Design and troubleshooting tips

• Use true RMS meters for any load with switching electronics or variable speed drives.
• Check that power factor values are measured under realistic operating load, not just nameplate ratings.
• For motors, watch for inrush current and starting power factor, which can be lower than running values.
• Consider voltage drop in long circuits, which can reduce RMS voltage at the load and alter real power.
• Inspect connectors and terminations for heat, which may indicate high current due to low power factor.

These tips help you interpret RMS power results in real systems. A low power factor may not change the useful work, but it can drive the current higher, increase conductor losses, and reduce transformer capacity. By addressing the underlying cause, you can improve overall system performance.

Safety, standards, and authoritative references

Electrical safety and compliance are based on the same RMS principles used in this calculation. Code requirements for conductor sizing, overcurrent protection, and equipment ratings all depend on RMS current. For background on electrical standards and energy use, reference trusted organizations such as the U.S. Department of Energy, the National Institute of Standards and Technology, and university resources from accredited engineering programs. These sources provide definitions, measurement guidance, and energy efficiency recommendations that align with RMS methodology.
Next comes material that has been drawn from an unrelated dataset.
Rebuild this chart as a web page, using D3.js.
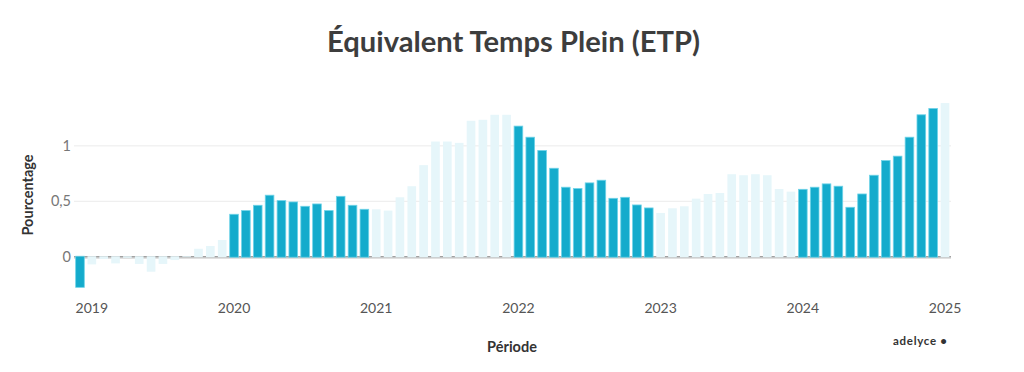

When you apply RMS power calculation, you are using the same framework that underpins utility billing, equipment standards, and safety codes. This common foundation ensures that results from this calculator can be used confidently in professional design, auditing, and troubleshooting.

Conclusion

Single phase RMS power calculation converts a complex alternating waveform into practical values that reflect real world energy use. By combining RMS voltage, RMS current, and power factor, you obtain real, reactive, and apparent power values that explain how a system behaves under load. This knowledge enables accurate sizing, energy forecasting, and power quality improvements. Whether you are a homeowner evaluating appliance costs or an engineer optimizing a circuit, the RMS method provides consistent, standards aligned results. Use the calculator above to explore how voltage, current, and power factor interact, and apply the detailed guidance in this guide to make informed electrical decisions.